Short exercise: Take the line containing "Generate a component" as the first line and the line containing "LineChart, XAxis, YAxis" as the last, and output that span verbatim without any images.

§ §

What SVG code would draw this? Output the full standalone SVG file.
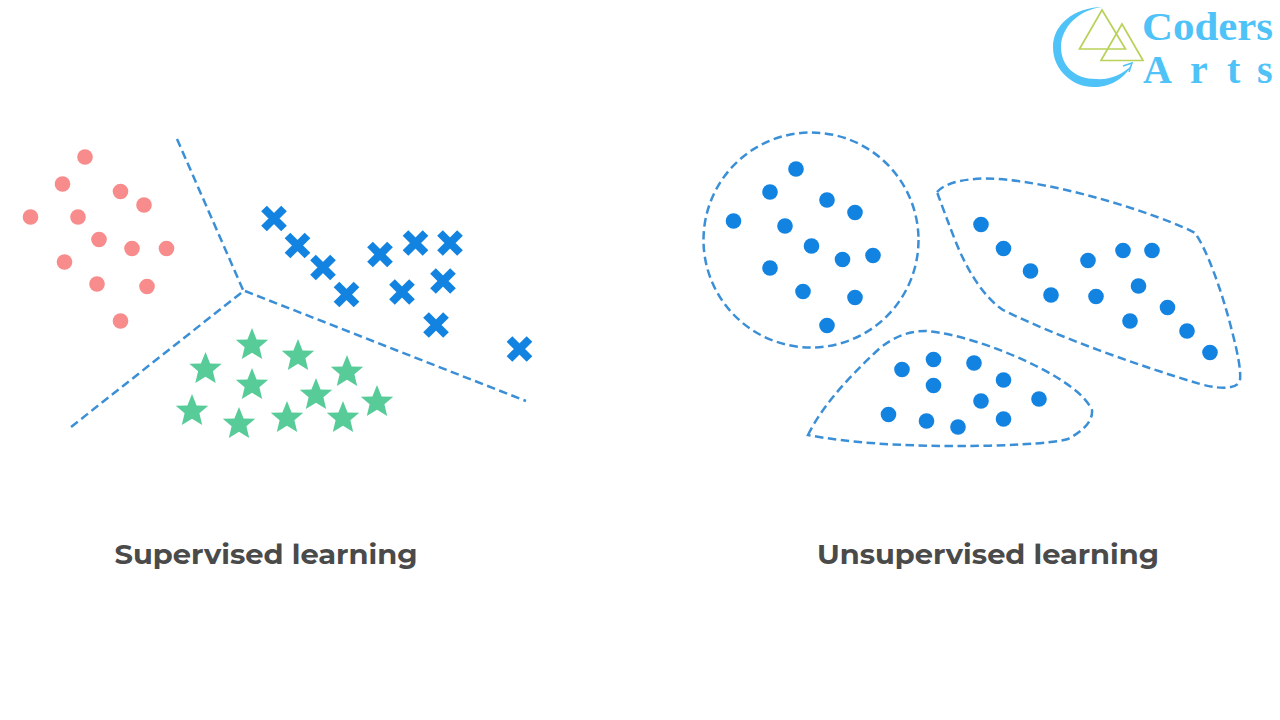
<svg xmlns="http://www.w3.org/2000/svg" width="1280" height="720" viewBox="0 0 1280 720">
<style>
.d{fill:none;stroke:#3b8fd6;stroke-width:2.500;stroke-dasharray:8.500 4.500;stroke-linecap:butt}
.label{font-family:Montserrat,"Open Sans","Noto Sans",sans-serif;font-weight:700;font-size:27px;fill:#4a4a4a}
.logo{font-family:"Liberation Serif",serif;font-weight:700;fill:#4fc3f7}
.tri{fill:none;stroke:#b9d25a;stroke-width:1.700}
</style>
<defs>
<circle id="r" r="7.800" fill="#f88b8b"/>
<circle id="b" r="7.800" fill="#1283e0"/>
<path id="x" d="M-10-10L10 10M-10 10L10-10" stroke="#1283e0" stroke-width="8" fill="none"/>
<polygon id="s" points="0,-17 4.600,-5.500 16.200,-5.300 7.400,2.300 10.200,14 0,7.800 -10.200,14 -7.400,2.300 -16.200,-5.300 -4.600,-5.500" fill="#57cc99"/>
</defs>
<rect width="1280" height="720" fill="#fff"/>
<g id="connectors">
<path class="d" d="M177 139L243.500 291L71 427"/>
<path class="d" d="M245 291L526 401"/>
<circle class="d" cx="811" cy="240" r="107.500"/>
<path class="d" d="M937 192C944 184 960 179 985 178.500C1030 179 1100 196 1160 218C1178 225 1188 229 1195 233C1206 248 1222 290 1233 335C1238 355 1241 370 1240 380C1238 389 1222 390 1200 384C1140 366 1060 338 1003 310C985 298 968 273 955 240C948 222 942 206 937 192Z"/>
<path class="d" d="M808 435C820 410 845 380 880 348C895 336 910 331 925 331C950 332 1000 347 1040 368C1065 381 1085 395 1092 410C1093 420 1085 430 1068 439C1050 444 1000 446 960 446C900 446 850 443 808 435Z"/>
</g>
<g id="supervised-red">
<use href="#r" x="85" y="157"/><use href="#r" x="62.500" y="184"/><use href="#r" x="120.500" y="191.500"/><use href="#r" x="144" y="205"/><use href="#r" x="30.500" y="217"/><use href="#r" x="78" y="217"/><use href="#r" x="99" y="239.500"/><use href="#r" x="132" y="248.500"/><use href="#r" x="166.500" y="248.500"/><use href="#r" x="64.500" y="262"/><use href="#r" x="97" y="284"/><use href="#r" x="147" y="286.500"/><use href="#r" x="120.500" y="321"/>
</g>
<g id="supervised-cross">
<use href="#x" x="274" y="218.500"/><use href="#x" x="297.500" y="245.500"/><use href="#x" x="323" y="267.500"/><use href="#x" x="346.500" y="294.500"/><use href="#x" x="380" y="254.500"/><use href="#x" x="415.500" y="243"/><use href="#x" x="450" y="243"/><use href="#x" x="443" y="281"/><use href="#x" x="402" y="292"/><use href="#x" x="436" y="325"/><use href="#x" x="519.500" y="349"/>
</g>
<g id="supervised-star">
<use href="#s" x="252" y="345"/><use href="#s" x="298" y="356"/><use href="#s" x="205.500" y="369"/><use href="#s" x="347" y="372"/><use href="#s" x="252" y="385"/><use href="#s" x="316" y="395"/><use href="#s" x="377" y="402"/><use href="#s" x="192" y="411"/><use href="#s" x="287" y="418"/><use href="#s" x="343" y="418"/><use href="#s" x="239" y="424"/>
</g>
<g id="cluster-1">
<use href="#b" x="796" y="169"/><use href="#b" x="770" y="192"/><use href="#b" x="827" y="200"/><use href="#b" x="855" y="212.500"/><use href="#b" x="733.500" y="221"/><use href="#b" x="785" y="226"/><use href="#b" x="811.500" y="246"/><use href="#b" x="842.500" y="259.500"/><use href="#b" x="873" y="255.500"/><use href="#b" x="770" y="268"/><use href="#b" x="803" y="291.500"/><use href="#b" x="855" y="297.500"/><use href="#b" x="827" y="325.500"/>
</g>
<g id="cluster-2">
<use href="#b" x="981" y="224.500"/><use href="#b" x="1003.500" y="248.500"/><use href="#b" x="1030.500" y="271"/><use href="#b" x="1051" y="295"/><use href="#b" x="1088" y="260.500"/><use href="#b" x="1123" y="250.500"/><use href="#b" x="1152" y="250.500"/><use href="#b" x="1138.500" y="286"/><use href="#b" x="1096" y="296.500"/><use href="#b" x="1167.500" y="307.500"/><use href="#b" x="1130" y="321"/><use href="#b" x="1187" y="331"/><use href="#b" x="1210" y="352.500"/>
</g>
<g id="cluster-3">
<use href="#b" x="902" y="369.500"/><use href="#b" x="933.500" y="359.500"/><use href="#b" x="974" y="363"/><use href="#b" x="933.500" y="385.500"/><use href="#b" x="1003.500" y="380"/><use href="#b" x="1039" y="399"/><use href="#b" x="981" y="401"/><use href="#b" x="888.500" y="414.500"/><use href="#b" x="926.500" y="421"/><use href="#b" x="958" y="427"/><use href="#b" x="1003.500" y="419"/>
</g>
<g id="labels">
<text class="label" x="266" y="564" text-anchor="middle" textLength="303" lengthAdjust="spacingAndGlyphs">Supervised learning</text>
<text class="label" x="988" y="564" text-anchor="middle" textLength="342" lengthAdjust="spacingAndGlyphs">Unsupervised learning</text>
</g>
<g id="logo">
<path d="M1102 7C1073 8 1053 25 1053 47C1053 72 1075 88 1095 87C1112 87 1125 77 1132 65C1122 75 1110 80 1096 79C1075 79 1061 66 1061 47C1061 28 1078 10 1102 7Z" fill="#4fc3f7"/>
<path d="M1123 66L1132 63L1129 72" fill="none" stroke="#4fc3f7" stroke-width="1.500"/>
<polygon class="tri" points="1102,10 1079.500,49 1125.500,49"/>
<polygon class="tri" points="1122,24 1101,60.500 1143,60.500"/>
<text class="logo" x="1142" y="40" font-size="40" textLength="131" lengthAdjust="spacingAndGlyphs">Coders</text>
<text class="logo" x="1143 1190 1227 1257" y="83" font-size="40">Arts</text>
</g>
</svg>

§ §

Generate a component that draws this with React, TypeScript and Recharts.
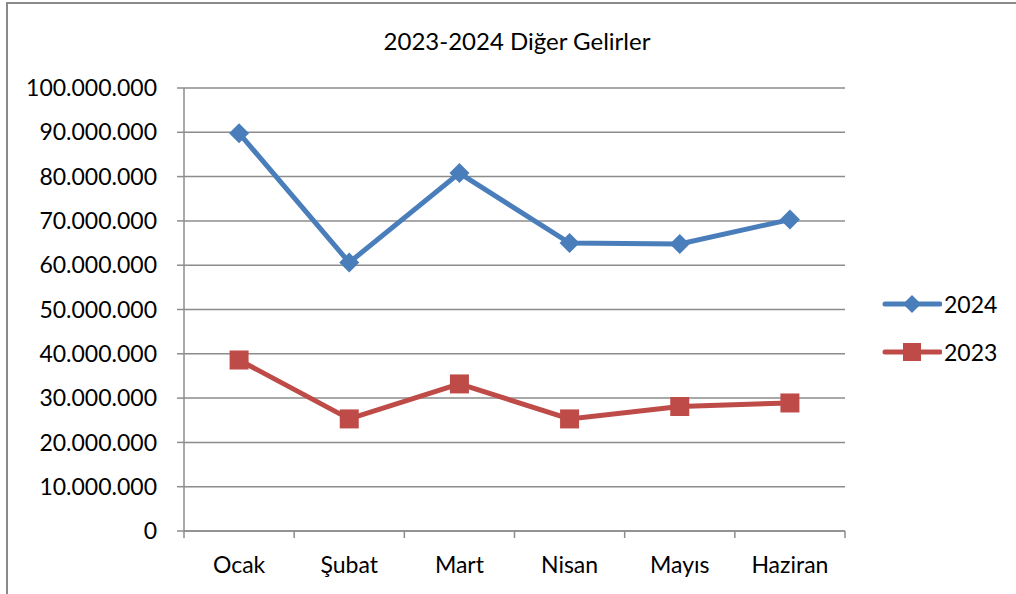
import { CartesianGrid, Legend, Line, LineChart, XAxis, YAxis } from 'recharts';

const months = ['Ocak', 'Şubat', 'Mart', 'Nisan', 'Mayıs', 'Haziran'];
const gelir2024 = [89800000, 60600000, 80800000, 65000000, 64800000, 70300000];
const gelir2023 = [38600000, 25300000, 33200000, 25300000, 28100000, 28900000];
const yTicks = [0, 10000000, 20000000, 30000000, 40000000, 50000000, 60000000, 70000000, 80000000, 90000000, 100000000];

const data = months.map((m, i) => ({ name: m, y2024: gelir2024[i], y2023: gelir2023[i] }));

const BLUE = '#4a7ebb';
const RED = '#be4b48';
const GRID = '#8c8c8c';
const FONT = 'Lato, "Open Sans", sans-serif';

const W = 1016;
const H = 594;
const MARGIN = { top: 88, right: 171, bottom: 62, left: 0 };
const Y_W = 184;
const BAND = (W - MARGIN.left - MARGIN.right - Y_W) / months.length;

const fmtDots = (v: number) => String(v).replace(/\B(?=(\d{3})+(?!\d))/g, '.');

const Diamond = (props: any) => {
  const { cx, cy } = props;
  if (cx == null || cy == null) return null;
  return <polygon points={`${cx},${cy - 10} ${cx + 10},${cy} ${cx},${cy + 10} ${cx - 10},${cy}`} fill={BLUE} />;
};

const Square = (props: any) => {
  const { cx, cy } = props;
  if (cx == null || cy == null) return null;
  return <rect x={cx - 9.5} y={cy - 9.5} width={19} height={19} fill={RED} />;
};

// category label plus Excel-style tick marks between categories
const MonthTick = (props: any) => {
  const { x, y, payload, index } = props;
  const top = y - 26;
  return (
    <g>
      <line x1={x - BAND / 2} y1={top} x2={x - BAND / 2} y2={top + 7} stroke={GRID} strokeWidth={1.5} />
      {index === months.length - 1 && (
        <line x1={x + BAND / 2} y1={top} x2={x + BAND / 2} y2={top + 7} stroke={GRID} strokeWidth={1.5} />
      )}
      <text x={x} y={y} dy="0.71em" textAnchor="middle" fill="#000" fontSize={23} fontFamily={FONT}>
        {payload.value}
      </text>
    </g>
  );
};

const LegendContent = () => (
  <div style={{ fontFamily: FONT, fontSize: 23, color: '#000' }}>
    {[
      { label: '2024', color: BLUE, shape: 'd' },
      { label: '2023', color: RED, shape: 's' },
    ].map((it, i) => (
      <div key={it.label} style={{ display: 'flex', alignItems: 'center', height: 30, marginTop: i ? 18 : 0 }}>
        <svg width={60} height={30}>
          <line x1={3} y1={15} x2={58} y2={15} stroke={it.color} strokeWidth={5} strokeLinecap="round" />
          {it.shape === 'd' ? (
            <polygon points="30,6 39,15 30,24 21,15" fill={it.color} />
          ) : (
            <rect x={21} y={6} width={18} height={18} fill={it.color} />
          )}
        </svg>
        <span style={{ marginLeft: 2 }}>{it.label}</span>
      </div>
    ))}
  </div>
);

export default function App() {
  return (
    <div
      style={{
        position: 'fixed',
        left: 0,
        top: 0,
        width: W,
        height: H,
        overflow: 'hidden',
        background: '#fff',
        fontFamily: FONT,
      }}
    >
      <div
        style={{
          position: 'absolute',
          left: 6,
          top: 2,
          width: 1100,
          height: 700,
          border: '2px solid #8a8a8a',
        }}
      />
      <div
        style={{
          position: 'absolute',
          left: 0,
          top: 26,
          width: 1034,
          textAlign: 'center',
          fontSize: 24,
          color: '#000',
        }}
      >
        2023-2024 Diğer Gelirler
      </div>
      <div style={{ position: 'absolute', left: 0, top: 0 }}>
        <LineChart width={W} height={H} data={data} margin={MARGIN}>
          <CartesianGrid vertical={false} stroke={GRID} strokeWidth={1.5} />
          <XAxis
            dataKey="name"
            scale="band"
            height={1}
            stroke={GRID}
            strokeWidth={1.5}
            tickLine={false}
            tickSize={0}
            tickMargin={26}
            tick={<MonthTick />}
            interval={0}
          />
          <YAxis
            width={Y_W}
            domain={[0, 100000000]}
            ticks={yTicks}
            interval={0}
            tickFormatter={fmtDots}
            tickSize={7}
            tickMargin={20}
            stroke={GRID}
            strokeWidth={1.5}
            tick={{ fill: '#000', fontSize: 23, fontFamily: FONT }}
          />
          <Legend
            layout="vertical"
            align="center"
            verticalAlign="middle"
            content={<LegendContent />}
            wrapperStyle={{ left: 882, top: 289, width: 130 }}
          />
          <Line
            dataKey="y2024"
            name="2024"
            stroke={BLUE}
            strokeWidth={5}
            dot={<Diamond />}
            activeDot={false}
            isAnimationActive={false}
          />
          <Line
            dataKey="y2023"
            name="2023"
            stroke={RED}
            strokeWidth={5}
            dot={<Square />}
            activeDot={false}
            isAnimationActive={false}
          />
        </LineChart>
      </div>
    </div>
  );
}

§ §

Expected answer:
Generate a component that draws this with React, TypeScript and Recharts.
import { CartesianGrid, Legend, Line, LineChart, XAxis, YAxis } from 'recharts';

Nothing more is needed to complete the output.